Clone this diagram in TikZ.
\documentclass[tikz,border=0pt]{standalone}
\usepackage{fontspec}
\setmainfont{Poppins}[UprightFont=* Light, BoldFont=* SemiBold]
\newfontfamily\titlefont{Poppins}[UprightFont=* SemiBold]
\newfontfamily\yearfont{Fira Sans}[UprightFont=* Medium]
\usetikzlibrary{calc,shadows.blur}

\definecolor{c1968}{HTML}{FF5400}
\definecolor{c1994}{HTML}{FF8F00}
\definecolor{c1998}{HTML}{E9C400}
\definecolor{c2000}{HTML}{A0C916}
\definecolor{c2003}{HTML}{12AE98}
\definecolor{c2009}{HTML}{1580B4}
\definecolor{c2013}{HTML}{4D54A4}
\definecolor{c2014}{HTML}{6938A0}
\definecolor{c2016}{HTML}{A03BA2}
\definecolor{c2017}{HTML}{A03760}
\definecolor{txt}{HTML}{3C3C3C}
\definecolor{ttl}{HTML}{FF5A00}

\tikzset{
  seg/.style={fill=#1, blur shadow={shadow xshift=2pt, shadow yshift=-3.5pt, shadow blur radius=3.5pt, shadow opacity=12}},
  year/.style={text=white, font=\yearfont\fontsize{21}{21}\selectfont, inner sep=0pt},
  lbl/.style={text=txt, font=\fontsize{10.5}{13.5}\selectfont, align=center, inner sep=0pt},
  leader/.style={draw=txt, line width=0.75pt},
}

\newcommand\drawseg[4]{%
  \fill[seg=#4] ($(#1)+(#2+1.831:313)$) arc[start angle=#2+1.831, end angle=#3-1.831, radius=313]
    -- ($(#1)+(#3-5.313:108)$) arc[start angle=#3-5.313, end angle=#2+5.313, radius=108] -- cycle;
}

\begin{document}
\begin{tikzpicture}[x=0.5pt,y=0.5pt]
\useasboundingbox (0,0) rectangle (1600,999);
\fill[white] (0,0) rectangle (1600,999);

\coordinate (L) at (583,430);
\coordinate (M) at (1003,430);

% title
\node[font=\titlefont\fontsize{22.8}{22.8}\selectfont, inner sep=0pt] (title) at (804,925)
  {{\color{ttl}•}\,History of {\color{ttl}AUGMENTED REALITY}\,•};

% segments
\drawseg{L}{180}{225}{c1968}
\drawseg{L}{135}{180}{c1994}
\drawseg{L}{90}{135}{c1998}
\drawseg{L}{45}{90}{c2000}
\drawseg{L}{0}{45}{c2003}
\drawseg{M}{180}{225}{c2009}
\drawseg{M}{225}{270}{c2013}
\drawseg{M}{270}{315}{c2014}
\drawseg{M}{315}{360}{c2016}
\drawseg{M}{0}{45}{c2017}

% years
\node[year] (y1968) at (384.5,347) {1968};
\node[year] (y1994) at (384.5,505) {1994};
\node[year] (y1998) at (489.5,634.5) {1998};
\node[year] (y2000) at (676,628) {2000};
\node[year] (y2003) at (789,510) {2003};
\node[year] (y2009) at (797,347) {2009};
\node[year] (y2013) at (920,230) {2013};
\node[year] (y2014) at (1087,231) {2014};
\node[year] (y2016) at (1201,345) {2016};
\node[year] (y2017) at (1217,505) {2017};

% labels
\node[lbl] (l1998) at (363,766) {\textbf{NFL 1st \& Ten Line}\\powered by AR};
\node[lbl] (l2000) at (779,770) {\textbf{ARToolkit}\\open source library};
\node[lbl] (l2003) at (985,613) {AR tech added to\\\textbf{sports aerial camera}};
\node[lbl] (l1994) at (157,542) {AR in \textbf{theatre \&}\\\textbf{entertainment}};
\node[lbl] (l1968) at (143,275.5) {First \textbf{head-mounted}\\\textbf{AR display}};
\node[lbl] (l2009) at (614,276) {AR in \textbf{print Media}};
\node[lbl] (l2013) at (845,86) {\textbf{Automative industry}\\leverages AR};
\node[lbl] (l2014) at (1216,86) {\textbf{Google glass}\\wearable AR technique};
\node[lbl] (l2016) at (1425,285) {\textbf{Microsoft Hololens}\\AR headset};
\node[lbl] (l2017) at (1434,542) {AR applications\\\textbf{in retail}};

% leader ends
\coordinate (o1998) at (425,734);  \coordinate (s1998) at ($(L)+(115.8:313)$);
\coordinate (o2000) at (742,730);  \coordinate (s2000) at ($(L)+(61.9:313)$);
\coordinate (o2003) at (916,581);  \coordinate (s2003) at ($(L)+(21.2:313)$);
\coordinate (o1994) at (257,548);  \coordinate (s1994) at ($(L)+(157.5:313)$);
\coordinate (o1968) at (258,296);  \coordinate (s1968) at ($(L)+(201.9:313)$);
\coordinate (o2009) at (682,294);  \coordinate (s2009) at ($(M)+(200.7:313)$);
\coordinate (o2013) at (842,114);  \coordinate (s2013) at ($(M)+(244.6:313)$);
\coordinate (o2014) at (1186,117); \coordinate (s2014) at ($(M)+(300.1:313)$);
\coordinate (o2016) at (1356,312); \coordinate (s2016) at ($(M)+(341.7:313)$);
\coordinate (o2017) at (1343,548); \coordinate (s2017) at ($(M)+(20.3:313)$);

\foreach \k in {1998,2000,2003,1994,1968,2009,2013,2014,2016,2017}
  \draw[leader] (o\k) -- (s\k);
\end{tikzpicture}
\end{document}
··········
■ Requirement: Return the whole listing exactly.

■ Reply to the task:
Clone this diagram in TikZ.
\documentclass[tikz,border=0pt]{standalone}
\usepackage{fontspec}
\setmainfont{Poppins}[UprightFont=* Light, BoldFont=* SemiBold]
\newfontfamily\titlefont{Poppins}[UprightFont=* SemiBold]
\newfontfamily\yearfont{Fira Sans}[UprightFont=* Medium]
\usetikzlibrary{calc,shadows.blur}

\definecolor{c1968}{HTML}{FF5400}
\definecolor{c1994}{HTML}{FF8F00}
\definecolor{c1998}{HTML}{E9C400}
\definecolor{c2000}{HTML}{A0C916}
\definecolor{c2003}{HTML}{12AE98}
\definecolor{c2009}{HTML}{1580B4}
\definecolor{c2013}{HTML}{4D54A4}
\definecolor{c2014}{HTML}{6938A0}
\definecolor{c2016}{HTML}{A03BA2}
\definecolor{c2017}{HTML}{A03760}
\definecolor{txt}{HTML}{3C3C3C}
\definecolor{ttl}{HTML}{FF5A00}

\tikzset{
  seg/.style={fill=#1, blur shadow={shadow xshift=2pt, shadow yshift=-3.5pt, shadow blur radius=3.5pt, shadow opacity=12}},
  year/.style={text=white, font=\yearfont\fontsize{21}{21}\selectfont, inner sep=0pt},
  lbl/.style={text=txt, font=\fontsize{10.5}{13.5}\selectfont, align=center, inner sep=0pt},
  leader/.style={draw=txt, line width=0.75pt},
}

\newcommand\drawseg[4]{%
  \fill[seg=#4] ($(#1)+(#2+1.831:313)$) arc[start angle=#2+1.831, end angle=#3-1.831, radius=313]
    -- ($(#1)+(#3-5.313:108)$) arc[start angle=#3-5.313, end angle=#2+5.313, radius=108] -- cycle;
}

\begin{document}
\begin{tikzpicture}[x=0.5pt,y=0.5pt]
\useasboundingbox (0,0) rectangle (1600,999);
\fill[white] (0,0) rectangle (1600,999);

\coordinate (L) at (583,430);
\coordinate (M) at (1003,430);

% title
\node[font=\titlefont\fontsize{22.8}{22.8}\selectfont, inner sep=0pt] (title) at (804,925)
  {{\color{ttl}•}\,History of {\color{ttl}AUGMENTED REALITY}\,•};

% segments
\drawseg{L}{180}{225}{c1968}
\drawseg{L}{135}{180}{c1994}
\drawseg{L}{90}{135}{c1998}
\drawseg{L}{45}{90}{c2000}
\drawseg{L}{0}{45}{c2003}
\drawseg{M}{180}{225}{c2009}
\drawseg{M}{225}{270}{c2013}
\drawseg{M}{270}{315}{c2014}
\drawseg{M}{315}{360}{c2016}
\drawseg{M}{0}{45}{c2017}

% years
\node[year] (y1968) at (384.5,347) {1968};
\node[year] (y1994) at (384.5,505) {1994};
\node[year] (y1998) at (489.5,634.5) {1998};
\node[year] (y2000) at (676,628) {2000};
\node[year] (y2003) at (789,510) {2003};
\node[year] (y2009) at (797,347) {2009};
\node[year] (y2013) at (920,230) {2013};
\node[year] (y2014) at (1087,231) {2014};
\node[year] (y2016) at (1201,345) {2016};
\node[year] (y2017) at (1217,505) {2017};

% labels
\node[lbl] (l1998) at (363,766) {\textbf{NFL 1st \& Ten Line}\\powered by AR};
\node[lbl] (l2000) at (779,770) {\textbf{ARToolkit}\\open source library};
\node[lbl] (l2003) at (985,613) {AR tech added to\\\textbf{sports aerial camera}};
\node[lbl] (l1994) at (157,542) {AR in \textbf{theatre \&}\\\textbf{entertainment}};
\node[lbl] (l1968) at (143,275.5) {First \textbf{head-mounted}\\\textbf{AR display}};
\node[lbl] (l2009) at (614,276) {AR in \textbf{print Media}};
\node[lbl] (l2013) at (845,86) {\textbf{Automative industry}\\leverages AR};
\node[lbl] (l2014) at (1216,86) {\textbf{Google glass}\\wearable AR technique};
\node[lbl] (l2016) at (1425,285) {\textbf{Microsoft Hololens}\\AR headset};
\node[lbl] (l2017) at (1434,542) {AR applications\\\textbf{in retail}};

% leader ends
\coordinate (o1998) at (425,734);  \coordinate (s1998) at ($(L)+(115.8:313)$);
\coordinate (o2000) at (742,730);  \coordinate (s2000) at ($(L)+(61.9:313)$);
\coordinate (o2003) at (916,581);  \coordinate (s2003) at ($(L)+(21.2:313)$);
\coordinate (o1994) at (257,548);  \coordinate (s1994) at ($(L)+(157.5:313)$);
\coordinate (o1968) at (258,296);  \coordinate (s1968) at ($(L)+(201.9:313)$);
\coordinate (o2009) at (682,294);  \coordinate (s2009) at ($(M)+(200.7:313)$);
\coordinate (o2013) at (842,114);  \coordinate (s2013) at ($(M)+(244.6:313)$);
\coordinate (o2014) at (1186,117); \coordinate (s2014) at ($(M)+(300.1:313)$);
\coordinate (o2016) at (1356,312); \coordinate (s2016) at ($(M)+(341.7:313)$);
\coordinate (o2017) at (1343,548); \coordinate (s2017) at ($(M)+(20.3:313)$);

\foreach \k in {1998,2000,2003,1994,1968,2009,2013,2014,2016,2017}
  \draw[leader] (o\k) -- (s\k);
\end{tikzpicture}
\end{document}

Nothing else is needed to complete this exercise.